- Recorded data
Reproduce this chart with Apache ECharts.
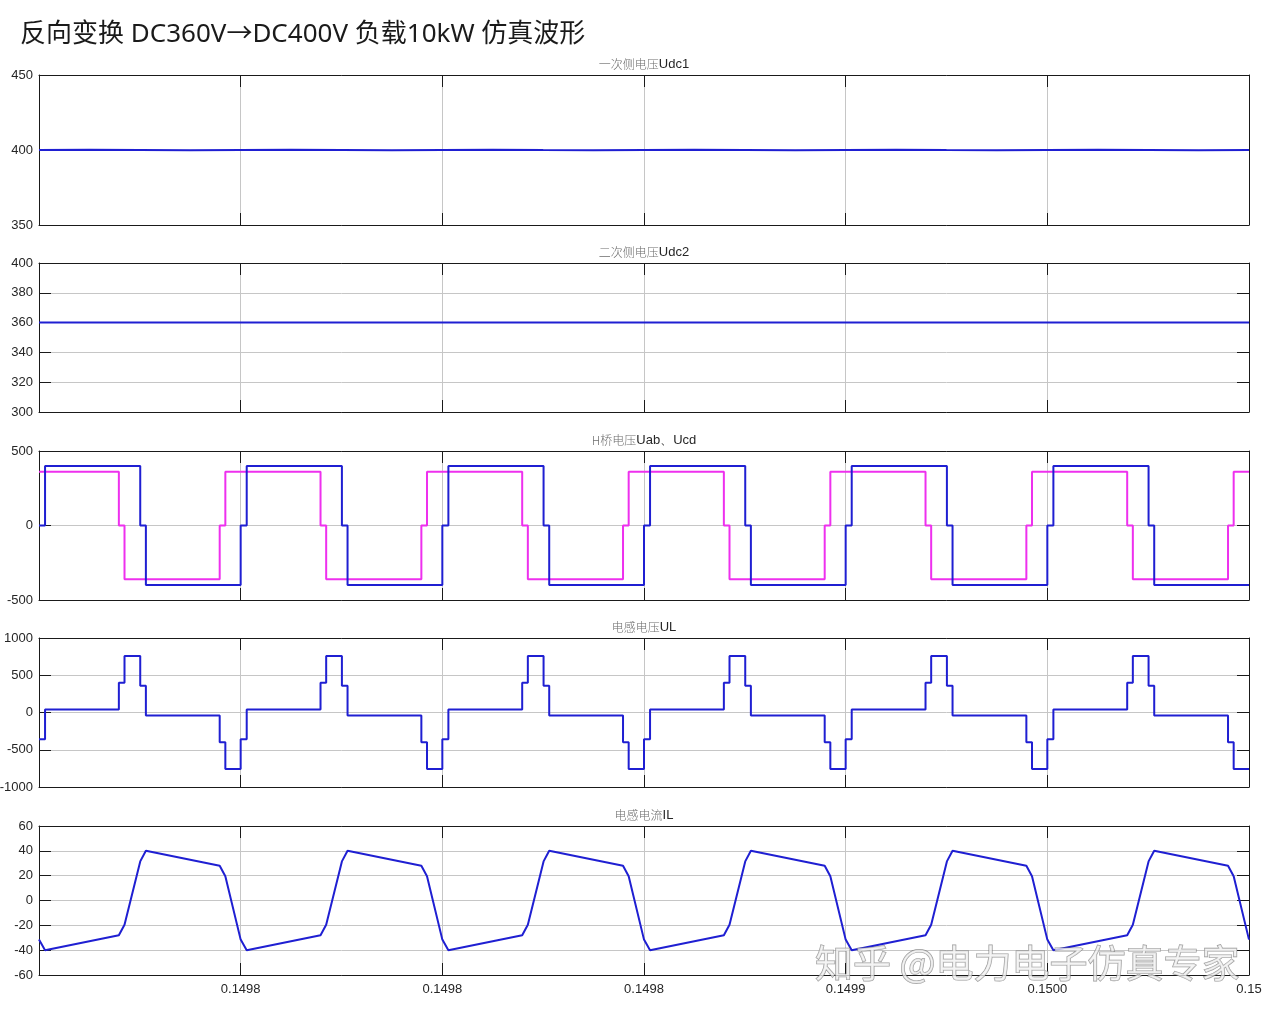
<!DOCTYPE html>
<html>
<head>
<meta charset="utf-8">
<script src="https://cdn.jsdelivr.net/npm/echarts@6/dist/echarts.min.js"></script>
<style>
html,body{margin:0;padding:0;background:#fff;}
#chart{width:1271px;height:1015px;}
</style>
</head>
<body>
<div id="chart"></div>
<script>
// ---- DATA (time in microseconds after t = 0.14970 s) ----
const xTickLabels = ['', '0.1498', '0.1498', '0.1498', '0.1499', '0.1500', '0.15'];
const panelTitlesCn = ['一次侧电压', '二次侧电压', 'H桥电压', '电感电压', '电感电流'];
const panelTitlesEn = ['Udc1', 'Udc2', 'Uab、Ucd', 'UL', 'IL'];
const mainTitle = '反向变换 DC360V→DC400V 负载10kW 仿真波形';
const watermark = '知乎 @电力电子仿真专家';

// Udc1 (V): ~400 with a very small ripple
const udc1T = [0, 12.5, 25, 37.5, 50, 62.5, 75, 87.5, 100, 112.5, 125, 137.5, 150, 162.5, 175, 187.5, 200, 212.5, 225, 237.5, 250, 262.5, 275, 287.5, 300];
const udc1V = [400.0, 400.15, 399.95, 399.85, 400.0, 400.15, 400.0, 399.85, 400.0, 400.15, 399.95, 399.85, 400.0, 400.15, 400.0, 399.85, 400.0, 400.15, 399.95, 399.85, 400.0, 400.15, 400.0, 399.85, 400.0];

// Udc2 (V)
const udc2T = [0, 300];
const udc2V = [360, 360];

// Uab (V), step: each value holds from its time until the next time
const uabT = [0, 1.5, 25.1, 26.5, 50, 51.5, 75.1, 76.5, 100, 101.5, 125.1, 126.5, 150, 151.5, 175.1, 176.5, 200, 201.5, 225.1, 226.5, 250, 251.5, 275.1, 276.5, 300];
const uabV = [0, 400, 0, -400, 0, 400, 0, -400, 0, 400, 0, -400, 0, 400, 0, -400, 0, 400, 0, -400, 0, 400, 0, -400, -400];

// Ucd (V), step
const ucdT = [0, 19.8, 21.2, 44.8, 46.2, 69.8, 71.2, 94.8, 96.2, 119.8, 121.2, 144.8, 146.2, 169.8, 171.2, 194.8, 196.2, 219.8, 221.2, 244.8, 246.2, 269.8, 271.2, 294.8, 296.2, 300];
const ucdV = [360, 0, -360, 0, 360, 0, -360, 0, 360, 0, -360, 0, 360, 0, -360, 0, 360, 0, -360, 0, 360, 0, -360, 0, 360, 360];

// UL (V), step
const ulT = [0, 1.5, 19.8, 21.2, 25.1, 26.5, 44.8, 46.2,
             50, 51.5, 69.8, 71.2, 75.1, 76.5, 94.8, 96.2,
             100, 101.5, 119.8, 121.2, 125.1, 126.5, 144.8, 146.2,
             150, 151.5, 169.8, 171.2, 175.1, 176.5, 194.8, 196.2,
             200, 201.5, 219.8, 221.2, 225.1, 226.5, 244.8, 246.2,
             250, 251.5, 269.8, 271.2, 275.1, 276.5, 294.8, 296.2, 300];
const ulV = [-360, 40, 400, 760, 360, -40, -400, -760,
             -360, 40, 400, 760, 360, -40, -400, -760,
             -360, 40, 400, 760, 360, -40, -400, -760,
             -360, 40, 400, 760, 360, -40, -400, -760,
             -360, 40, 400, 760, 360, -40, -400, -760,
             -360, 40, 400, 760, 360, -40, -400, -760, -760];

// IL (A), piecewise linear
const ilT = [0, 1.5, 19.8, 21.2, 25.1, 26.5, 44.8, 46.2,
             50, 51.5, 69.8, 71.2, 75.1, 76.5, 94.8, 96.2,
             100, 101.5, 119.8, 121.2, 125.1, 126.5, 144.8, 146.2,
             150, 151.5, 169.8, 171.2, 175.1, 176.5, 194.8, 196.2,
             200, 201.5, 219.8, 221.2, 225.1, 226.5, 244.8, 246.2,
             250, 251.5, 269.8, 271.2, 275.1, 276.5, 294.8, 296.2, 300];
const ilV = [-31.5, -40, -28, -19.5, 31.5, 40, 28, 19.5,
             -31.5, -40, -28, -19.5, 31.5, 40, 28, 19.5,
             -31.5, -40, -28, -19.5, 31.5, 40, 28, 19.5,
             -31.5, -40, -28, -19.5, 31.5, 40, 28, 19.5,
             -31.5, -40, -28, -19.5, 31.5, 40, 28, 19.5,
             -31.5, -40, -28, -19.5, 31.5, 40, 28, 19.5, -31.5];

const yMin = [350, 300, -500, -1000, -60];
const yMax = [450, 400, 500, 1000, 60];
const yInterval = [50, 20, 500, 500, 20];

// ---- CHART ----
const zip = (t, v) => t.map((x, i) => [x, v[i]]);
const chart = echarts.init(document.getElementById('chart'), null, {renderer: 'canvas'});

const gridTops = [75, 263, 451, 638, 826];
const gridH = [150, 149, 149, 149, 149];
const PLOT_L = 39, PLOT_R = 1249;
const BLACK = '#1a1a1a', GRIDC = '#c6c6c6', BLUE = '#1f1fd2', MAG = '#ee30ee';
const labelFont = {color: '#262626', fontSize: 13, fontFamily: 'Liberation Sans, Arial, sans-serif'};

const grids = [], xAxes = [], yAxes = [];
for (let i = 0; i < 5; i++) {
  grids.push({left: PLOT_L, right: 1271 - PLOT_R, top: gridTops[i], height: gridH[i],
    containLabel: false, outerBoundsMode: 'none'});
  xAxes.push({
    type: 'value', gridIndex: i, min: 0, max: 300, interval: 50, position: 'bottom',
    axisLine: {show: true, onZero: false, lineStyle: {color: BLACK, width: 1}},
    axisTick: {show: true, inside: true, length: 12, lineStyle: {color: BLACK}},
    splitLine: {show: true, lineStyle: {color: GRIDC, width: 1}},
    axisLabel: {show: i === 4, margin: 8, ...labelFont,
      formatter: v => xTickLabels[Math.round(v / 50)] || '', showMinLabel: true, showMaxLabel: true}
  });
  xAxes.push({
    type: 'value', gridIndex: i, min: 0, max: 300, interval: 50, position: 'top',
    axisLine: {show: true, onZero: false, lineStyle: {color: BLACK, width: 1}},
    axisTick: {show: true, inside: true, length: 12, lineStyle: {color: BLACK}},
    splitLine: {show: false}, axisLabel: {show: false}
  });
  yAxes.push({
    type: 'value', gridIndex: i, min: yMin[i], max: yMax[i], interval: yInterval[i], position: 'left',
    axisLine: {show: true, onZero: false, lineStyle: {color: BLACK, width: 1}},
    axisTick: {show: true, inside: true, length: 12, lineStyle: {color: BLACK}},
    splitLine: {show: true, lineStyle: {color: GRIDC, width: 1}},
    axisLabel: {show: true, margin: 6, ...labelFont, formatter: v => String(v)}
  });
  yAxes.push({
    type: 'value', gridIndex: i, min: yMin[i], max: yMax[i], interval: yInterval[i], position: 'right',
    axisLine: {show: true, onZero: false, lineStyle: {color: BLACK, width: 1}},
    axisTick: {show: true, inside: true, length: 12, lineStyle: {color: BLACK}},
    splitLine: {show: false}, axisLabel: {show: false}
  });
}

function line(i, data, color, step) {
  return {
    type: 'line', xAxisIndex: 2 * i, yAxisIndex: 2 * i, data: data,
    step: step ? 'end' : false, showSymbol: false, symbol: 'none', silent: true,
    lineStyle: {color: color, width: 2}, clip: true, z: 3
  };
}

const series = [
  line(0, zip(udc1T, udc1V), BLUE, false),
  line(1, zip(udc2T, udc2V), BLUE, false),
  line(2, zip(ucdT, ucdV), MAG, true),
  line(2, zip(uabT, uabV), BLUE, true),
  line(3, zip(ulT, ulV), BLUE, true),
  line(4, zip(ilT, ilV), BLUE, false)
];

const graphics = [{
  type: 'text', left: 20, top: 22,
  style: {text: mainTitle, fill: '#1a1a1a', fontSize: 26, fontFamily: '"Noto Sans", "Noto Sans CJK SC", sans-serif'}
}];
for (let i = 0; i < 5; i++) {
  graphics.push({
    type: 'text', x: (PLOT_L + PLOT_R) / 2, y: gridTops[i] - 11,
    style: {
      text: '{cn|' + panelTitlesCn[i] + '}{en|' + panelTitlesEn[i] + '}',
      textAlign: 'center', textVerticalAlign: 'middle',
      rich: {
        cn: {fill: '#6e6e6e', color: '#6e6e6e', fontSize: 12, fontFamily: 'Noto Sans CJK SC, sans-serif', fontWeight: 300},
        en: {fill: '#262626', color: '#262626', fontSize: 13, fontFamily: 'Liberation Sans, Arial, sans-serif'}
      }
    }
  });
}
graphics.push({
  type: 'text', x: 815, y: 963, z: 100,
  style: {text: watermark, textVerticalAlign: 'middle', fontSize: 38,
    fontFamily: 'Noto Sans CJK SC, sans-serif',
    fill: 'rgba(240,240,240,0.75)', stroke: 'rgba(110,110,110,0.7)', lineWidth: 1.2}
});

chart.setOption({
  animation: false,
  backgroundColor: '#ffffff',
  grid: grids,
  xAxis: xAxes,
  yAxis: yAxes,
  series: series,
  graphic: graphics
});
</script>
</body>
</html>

- Short problem
Restate each line from the start of the listing through the line bearing "0, 360, 360];" word for word. Drop the pictures.

- The output
Reproduce this chart with Apache ECharts.
<!DOCTYPE html>
<html>
<head>
<meta charset="utf-8">
<script src="https://cdn.jsdelivr.net/npm/echarts@6/dist/echarts.min.js"></script>
<style>
html,body{margin:0;padding:0;background:#fff;}
#chart{width:1271px;height:1015px;}
</style>
</head>
<body>
<div id="chart"></div>
<script>
// ---- DATA (time in microseconds after t = 0.14970 s) ----
const xTickLabels = ['', '0.1498', '0.1498', '0.1498', '0.1499', '0.1500', '0.15'];
const panelTitlesCn = ['一次侧电压', '二次侧电压', 'H桥电压', '电感电压', '电感电流'];
const panelTitlesEn = ['Udc1', 'Udc2', 'Uab、Ucd', 'UL', 'IL'];
const mainTitle = '反向变换 DC360V→DC400V 负载10kW 仿真波形';
const watermark = '知乎 @电力电子仿真专家';

// Udc1 (V): ~400 with a very small ripple
const udc1T = [0, 12.5, 25, 37.5, 50, 62.5, 75, 87.5, 100, 112.5, 125, 137.5, 150, 162.5, 175, 187.5, 200, 212.5, 225, 237.5, 250, 262.5, 275, 287.5, 300];
const udc1V = [400.0, 400.15, 399.95, 399.85, 400.0, 400.15, 400.0, 399.85, 400.0, 400.15, 399.95, 399.85, 400.0, 400.15, 400.0, 399.85, 400.0, 400.15, 399.95, 399.85, 400.0, 400.15, 400.0, 399.85, 400.0];

// Udc2 (V)
const udc2T = [0, 300];
const udc2V = [360, 360];

// Uab (V), step: each value holds from its time until the next time
const uabT = [0, 1.5, 25.1, 26.5, 50, 51.5, 75.1, 76.5, 100, 101.5, 125.1, 126.5, 150, 151.5, 175.1, 176.5, 200, 201.5, 225.1, 226.5, 250, 251.5, 275.1, 276.5, 300];
const uabV = [0, 400, 0, -400, 0, 400, 0, -400, 0, 400, 0, -400, 0, 400, 0, -400, 0, 400, 0, -400, 0, 400, 0, -400, -400];

// Ucd (V), step
const ucdT = [0, 19.8, 21.2, 44.8, 46.2, 69.8, 71.2, 94.8, 96.2, 119.8, 121.2, 144.8, 146.2, 169.8, 171.2, 194.8, 196.2, 219.8, 221.2, 244.8, 246.2, 269.8, 271.2, 294.8, 296.2, 300];
const ucdV = [360, 0, -360, 0, 360, 0, -360, 0, 360, 0, -360, 0, 360, 0, -360, 0, 360, 0, -360, 0, 360, 0, -360, 0, 360, 360];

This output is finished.